[Given entries]

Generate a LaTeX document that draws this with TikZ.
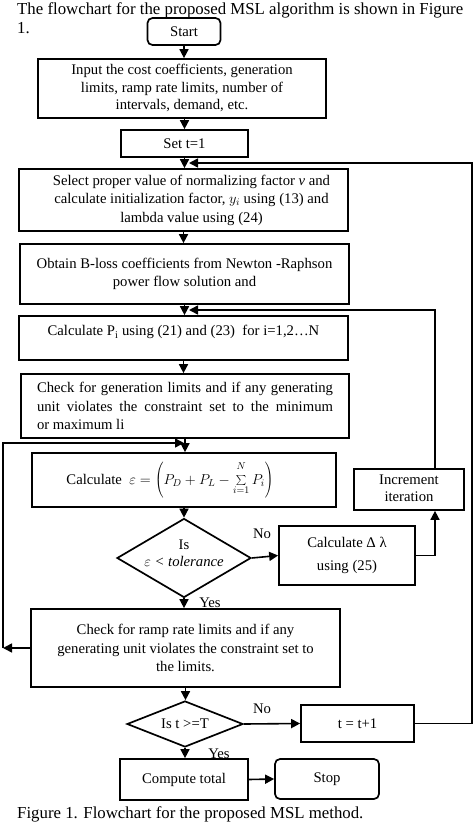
\documentclass[tikz,border=0pt]{standalone}
\usepackage{fontspec}
\setmainfont{Liberation Serif}
\usetikzlibrary{shapes.geometric,arrows.meta}
\hyphenpenalty=10000
\exhyphenpenalty=10000
\begin{document}
\begin{tikzpicture}[x=1pt,y=-1pt,
  box/.style={draw,line width=1.7pt,inner sep=0pt,align=center,font=\fontsize{14.7}{18.5}\selectfont},
  rbox/.style={box,rounded corners=5pt},
  diam/.style={draw,diamond,line width=1.7pt,inner sep=0pt,font=\fontsize{14.7}{18.5}\selectfont},
  arr/.style={-{Triangle[length=9pt,width=9pt]},line width=1.6pt},
  lbl/.style={font=\fontsize{14.7}{16}\selectfont,inner sep=0pt},
  big/.style={font=\fontsize{16.8}{19}\selectfont,inner sep=0pt}]
\useasboundingbox (0,0) rectangle (474,822);
\fill[white] (0,0) rectangle (474,822);

\node[big,anchor=base west] (hdr) at (17,14) {The flowchart for the proposed MSL algorithm is shown in Figure};
\node[big,anchor=base west] (hdr2) at (17,33) {1.};

\node[rbox,minimum width=73pt,minimum height=27pt] (start) at (184,31.5) {\raisebox{-2pt}{Start}};
\node[box,minimum width=288pt,minimum height=59pt] (input) at (182,88.5)
  {\raisebox{-3pt}{\begin{tabular}{@{}c@{}}Input the cost coefficients, generation\\[-1pt]limits, ramp rate limits, number of\\[-1pt]intervals, demand, etc.\end{tabular}}};
\node[box,minimum width=127pt,minimum height=27pt] (set) at (184.5,143.5) {\raisebox{-2pt}{Set t=1}};
\node[box,minimum width=329pt,minimum height=62pt] (select) at (183.5,200)
  {\raisebox{-3pt}{\begin{tabular}{@{}c@{}}\hspace*{16pt}Select proper value of normalizing factor \textit{v} and\\\hspace*{16pt}calculate initialization factor, $y_i$ using (13) and\\\hspace*{16pt}lambda value using (24)\end{tabular}}};
\node[box,minimum width=329pt,minimum height=60pt] (obtain) at (184.5,274)
  {Obtain B-loss coefficients from Newton -Raphson\\power flow solution and};
\node[box,minimum width=329pt,minimum height=44pt] (pi) at (183.5,338)
  {Calculate P$_{\mathrm{i}}$ using (21) and (23) \ for i=1,2\ldots N\\[-4pt]};
\node[box,minimum width=328pt,minimum height=64pt,text width=296pt,align=justify] (gen) at (185,406)
  {Check for generation limits and if any generating\linebreak unit violates the constraint set to the minimum\linebreak or maximum li};
\node[box,minimum width=304pt,minimum height=54pt] (eps) at (184,480)
  {\raisebox{-4pt}{Calculate \ $\varepsilon = \left( P_D + P_L - \sum\limits_{i=1}^{\raisebox{4pt}{$\scriptstyle N$}} P_i \right)$}\hspace*{28pt}};
\node[diam,minimum width=134pt,minimum height=79pt] (d1) at (184,558)
  {\smash{\makebox[0pt]{\begin{tabular}[c]{@{}c@{}}Is\\[-1pt]$\varepsilon$ \textit{< tolerance}\end{tabular}}}};
\node[box,minimum width=136pt,minimum height=59pt] (dl) at (347,555.5)
  {Calculate Δ λ\\[4pt]using (25)};
\node[box,minimum width=110pt,minimum height=41pt] (inc) at (409,489.5)
  {\raisebox{-3pt}{\begin{tabular}{@{}c@{}}Increment\\[-2pt]iteration\end{tabular}}};
\node[box,minimum width=309pt,minimum height=78pt] (ramp) at (185.5,648)
  {Check for ramp rate limits and if any\\generating unit violates the constraint set to\\the limits.};
\node[diam,minimum width=116pt,minimum height=46pt] (d2) at (185,724)
  {\smash{\makebox[0pt]{\raisebox{-4pt}{Is t >=T}}}};
\node[box,minimum width=113pt,minimum height=37pt] (tt) at (357.5,723.5) {t = t+1};
\node[box,minimum width=128pt,minimum height=41pt] (comp) at (184,779.5) {\raisebox{3pt}{Compute total}};
\node[rbox,minimum width=104pt,minimum height=40pt] (stop) at (327,779) {\raisebox{-3pt}{Stop}};

\node[big,anchor=base west] (cap) at (17,818) {Figure 1. Flowchart for the proposed MSL method.};

\node[lbl] (no1) at (262,534) {No};
\node[lbl] (yes1) at (210,603) {Yes};
\node[lbl] (no2) at (262,709) {No};
\node[lbl] (yes2) at (219,754) {Yes};

\coordinate (rx) at (472,0);
\coordinate (vx) at (435,0);
\coordinate (j1) at (189,163);
\coordinate (j2) at (189,310);
\coordinate (j3) at (184,443);
\coordinate (lc) at (3,648);

\draw[arr] (start.south) -- (start.south |- input.north);
\draw[arr] (input.south -| set.north) -- (set.north);
\draw[arr] (set.south) -- (set.south |- select.north);
\draw[arr] (select.south) -- (select.south |- obtain.north);
\draw[arr] (obtain.south) -- (obtain.south |- pi.north);
\draw[arr] (pi.south) -- (pi.south |- gen.north);
\draw[arr] (gen.south) -- (gen.south |- eps.north);
\draw[arr] (eps.south) -- (eps.south |- d1.north);
\draw[arr] (d1.east) -- (dl.west);
\draw[arr] (dl.east) -| (inc.south -| vx);
\draw[arr] (inc.north -| vx) |- (j2);
\draw[arr] (d1.south) -- (d1.south |- ramp.north);
\draw[arr] (ramp.south) -- (ramp.south |- d2.north);
\draw[arr] (d2.east) -- (tt.west);
\draw[arr] (tt.east) -- (tt.east -| rx) |- (j1);
\draw[arr] (d2.south) -- (d2.south |- comp.north);
\draw[arr] (comp.east) -- (stop.west);
\draw[arr] (ramp.west) -- (lc);
\draw[arr] (lc) |- (j3);
\end{tikzpicture}
\end{document}
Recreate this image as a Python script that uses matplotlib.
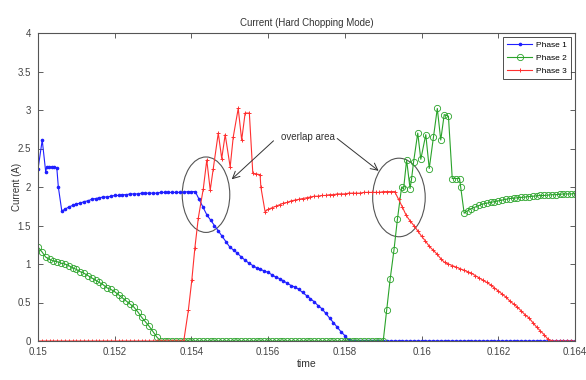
import numpy as np
import matplotlib
matplotlib.use("Agg")
import matplotlib.pyplot as plt
from matplotlib.patches import Ellipse
from matplotlib.ticker import FixedLocator, FuncFormatter

plt.rcParams['font.family'] = ['Liberation Sans', 'DejaVu Sans']


def grid(a, b):
    return np.round(np.arange(round(a * 1e4), round(b * 1e4) + 1) * 1e-4, 5)

# ---------------- Phase 1 (blue) ----------------
p1_chop_t = [0.15000, 0.15011, 0.15020, 0.15023, 0.15029, 0.15037, 0.15043, 0.15049, 0.15053, 0.15062]
p1_chop_y = [2.23, 2.61, 2.20, 2.26, 2.26, 2.26, 2.26, 2.25, 2.00, 1.69]
p1_rise_y = [1.71, 1.74, 1.76, 1.78, 1.79, 1.81, 1.82, 1.84, 1.85, 1.86,
             1.87, 1.87, 1.88, 1.89, 1.89, 1.90, 1.90, 1.91, 1.91, 1.91,
             1.92, 1.92, 1.92, 1.92, 1.92, 1.93, 1.93, 1.93, 1.93, 1.93,
             1.93, 1.93, 1.94, 1.94, 1.94]                      # 0.1507 .. 0.1541
p1_fall_y = [1.84, 1.74, 1.64, 1.57, 1.50, 1.43, 1.36, 1.29, 1.22, 1.18,
             1.14, 1.09, 1.05, 1.01, 0.98, 0.95, 0.93, 0.91, 0.89, 0.86,
             0.83, 0.81, 0.78, 0.75, 0.72, 0.70, 0.67, 0.63, 0.59, 0.55,
             0.51, 0.46, 0.42, 0.36, 0.30, 0.24, 0.18, 0.12, 0.07, 0.01,
             0.00]                                              # 0.1542 .. 0.1582
p1_zero_y = [0] * 58                                            # 0.1583 .. 0.1640

# ---------------- Phase 2 (green) ----------------
p2_fall_y = [1.22, 1.16, 1.09, 1.06, 1.04, 1.03, 1.01, 1.00, 0.98, 0.95,
             0.93, 0.90, 0.88, 0.85, 0.82, 0.79, 0.76, 0.73, 0.69, 0.67,
             0.64, 0.60, 0.56, 0.52, 0.48, 0.44, 0.38, 0.31, 0.25, 0.19,
             0.12, 0.05, 0.00]                                  # 0.1500 .. 0.1532
p2_zero_y = [0] * 58                                            # 0.1533 .. 0.1590
p2_chop_t = [0.15909, 0.15918, 0.15928, 0.15937, 0.15948, 0.15953, 0.15961, 0.15970,
             0.15974, 0.15979, 0.15990, 0.15998, 0.16011, 0.16020, 0.16031, 0.16041,
             0.16050, 0.16059, 0.16070, 0.16080, 0.16090, 0.16099, 0.16102, 0.16111]
p2_chop_y = [0.40, 0.80, 1.18, 1.58, 2.00, 1.97, 2.35, 1.98,
             2.11, 2.32, 2.70, 2.36, 2.68, 2.24, 2.65, 3.02,
             2.61, 2.94, 2.92, 2.11, 2.11, 2.11, 2.00, 1.66]
p2_rise_y = [1.69, 1.72, 1.74, 1.76, 1.78, 1.79, 1.80, 1.81, 1.82, 1.83,
             1.84, 1.85, 1.855, 1.86, 1.865, 1.87, 1.875, 1.88, 1.885, 1.89,
             1.89, 1.895, 1.90, 1.90, 1.905, 1.91, 1.91, 1.91, 1.915]   # 0.1612 .. 0.1640

# ---------------- Phase 3 (red) ----------------
p3_zero1_y = [0] * 39                                           # 0.1500 .. 0.1538
p3_chop_t = [0.15392, 0.15401, 0.15409, 0.15418, 0.15431, 0.15440, 0.15449, 0.15457,
             0.15470, 0.15479, 0.15488, 0.15501, 0.15509, 0.15522, 0.15531, 0.15540,
             0.15551, 0.15560, 0.15568, 0.15579, 0.15581, 0.15592]
p3_chop_y = [0.40, 0.79, 1.21, 1.60, 1.98, 2.35, 1.96, 2.24,
             2.70, 2.37, 2.68, 2.26, 2.65, 3.02, 2.61, 2.96,
             2.96, 2.18, 2.17, 2.16, 2.00, 1.68]
p3_rise_y = [1.71, 1.73, 1.75, 1.77, 1.79, 1.80, 1.82, 1.83, 1.84, 1.85,
             1.86, 1.87, 1.88, 1.88, 1.89, 1.89, 1.90, 1.90, 1.91, 1.91,
             1.91, 1.92, 1.92, 1.92, 1.92, 1.93, 1.93, 1.93, 1.93, 1.93,
             1.94, 1.94, 1.94, 1.94]                            # 0.1560 .. 0.1593
p3_fall_y = [1.84, 1.74, 1.63, 1.56, 1.50, 1.43, 1.36, 1.30, 1.23, 1.18,
             1.13, 1.07, 1.02, 1.00, 0.98, 0.96, 0.94, 0.92, 0.90, 0.88,
             0.85, 0.82, 0.79, 0.76, 0.73, 0.69, 0.65, 0.61, 0.57, 0.52,
             0.48, 0.44, 0.39, 0.34, 0.30, 0.24, 0.18, 0.13, 0.08, 0.02]  # 0.1594 .. 0.1633
p3_zero2_y = [0] * 7                                            # 0.1634 .. 0.1640

t1 = np.concatenate([p1_chop_t, grid(0.1507, 0.1541), grid(0.1542, 0.1582), grid(0.1583, 0.1640)])
y1 = np.concatenate([p1_chop_y, p1_rise_y, p1_fall_y, p1_zero_y])
t2 = np.concatenate([grid(0.1500, 0.1532), grid(0.1533, 0.1590), p2_chop_t, grid(0.1612, 0.1640)])
y2 = np.concatenate([p2_fall_y, p2_zero_y, p2_chop_y, p2_rise_y])
t3 = np.concatenate([grid(0.1500, 0.1538), p3_chop_t, grid(0.1560, 0.1593), grid(0.1594, 0.1633), grid(0.1634, 0.1640)])
y3 = np.concatenate([p3_zero1_y, p3_chop_y, p3_rise_y, p3_fall_y, p3_zero2_y])
assert len(t1) == len(y1) and len(t2) == len(y2) and len(t3) == len(y3)

x_ticks = [0.150, 0.152, 0.154, 0.156, 0.158, 0.160, 0.162, 0.164]
y_ticks = [0, 0.5, 1, 1.5, 2, 2.5, 3, 3.5, 4]

fig = plt.figure(figsize=(5.86, 3.80), dpi=100)
ax = fig.add_axes([38 / 586, 39 / 380, (575 - 38) / 586, (341 - 33) / 380])

ax.plot(t1, y1, color='#1f1fff', lw=0.8, marker='.', ms=3.2, label='Phase 1')
ax.plot(t2, y2, color='#2aa32a', lw=0.8, marker='o', ms=4.5, mfc='none', mew=0.6, label='Phase 2')
ax.plot(t3, y3, color='#ff3030', lw=0.8, marker='+', ms=3.5, mew=0.7, label='Phase 3')

ax.set_xlim(0.150, 0.164)
ax.set_ylim(0, 4)
ax.xaxis.set_major_locator(FixedLocator(x_ticks))
ax.yaxis.set_major_locator(FixedLocator(y_ticks))
ax.xaxis.set_major_formatter(FuncFormatter(lambda v, p: f"{v:g}"))
ax.yaxis.set_major_formatter(FuncFormatter(lambda v, p: f"{v:g}"))
ax.tick_params(direction='in', top=True, right=True, length=3.5, width=0.6,
               labelsize=7, colors='#444444')
ax.tick_params(axis='x', pad=4.5)
ax.tick_params(axis='y', pad=5)
for s in ax.spines.values():
    s.set_color('#555555')
    s.set_linewidth(0.8)

ax.set_title('Current (Hard Chopping Mode)', fontsize=7, color='#333333', pad=5)
ax.set_xlabel('time', fontsize=7.5, color='#333333', labelpad=1)
ax.set_ylabel('Current (A)', fontsize=7, color='#333333')
ax.yaxis.set_label_coords(-0.03, 0.5)

ax.add_patch(Ellipse((0.15438, 1.90), 0.00124, 0.98, fill=False, ec='#555555', lw=0.8))
ax.add_patch(Ellipse((0.15941, 1.864), 0.00137, 1.02, fill=False, ec='#555555', lw=0.8))
ax.text(0.15703, 2.65, 'overlap area', fontsize=7, color='#333333', ha='center', va='center')
arrowprops = dict(arrowstyle='->,head_length=0.5,head_width=0.25', color='#333333', lw=0.7,
                  shrinkA=0, shrinkB=0)
ax.annotate('', xy=(0.15505, 2.10), xytext=(0.15614, 2.60), arrowprops=arrowprops)
ax.annotate('', xy=(0.15888, 2.21), xytext=(0.15780, 2.63), arrowprops=arrowprops)

leg = ax.legend(loc='upper right', fontsize=6, frameon=True, fancybox=False,
                edgecolor='#222222', borderpad=0.5, labelspacing=0.6,
                handlelength=3.0, handletextpad=0.4, borderaxespad=0.5)
leg.get_frame().set_linewidth(0.7)

fig.savefig('out.png', dpi=100)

[Aim]
Going back to the data above, write out everything from the line with "Recreate this image" down to the line with "return np.round(np.arange(round(a *", both included, leaving every picture out.

[Solution to this task]
Recreate this image as a Python script that uses matplotlib.
import numpy as np
import matplotlib
matplotlib.use("Agg")
import matplotlib.pyplot as plt
from matplotlib.patches import Ellipse
from matplotlib.ticker import FixedLocator, FuncFormatter

plt.rcParams['font.family'] = ['Liberation Sans', 'DejaVu Sans']


def grid(a, b):
    return np.round(np.arange(round(a * 1e4), round(b * 1e4) + 1) * 1e-4, 5)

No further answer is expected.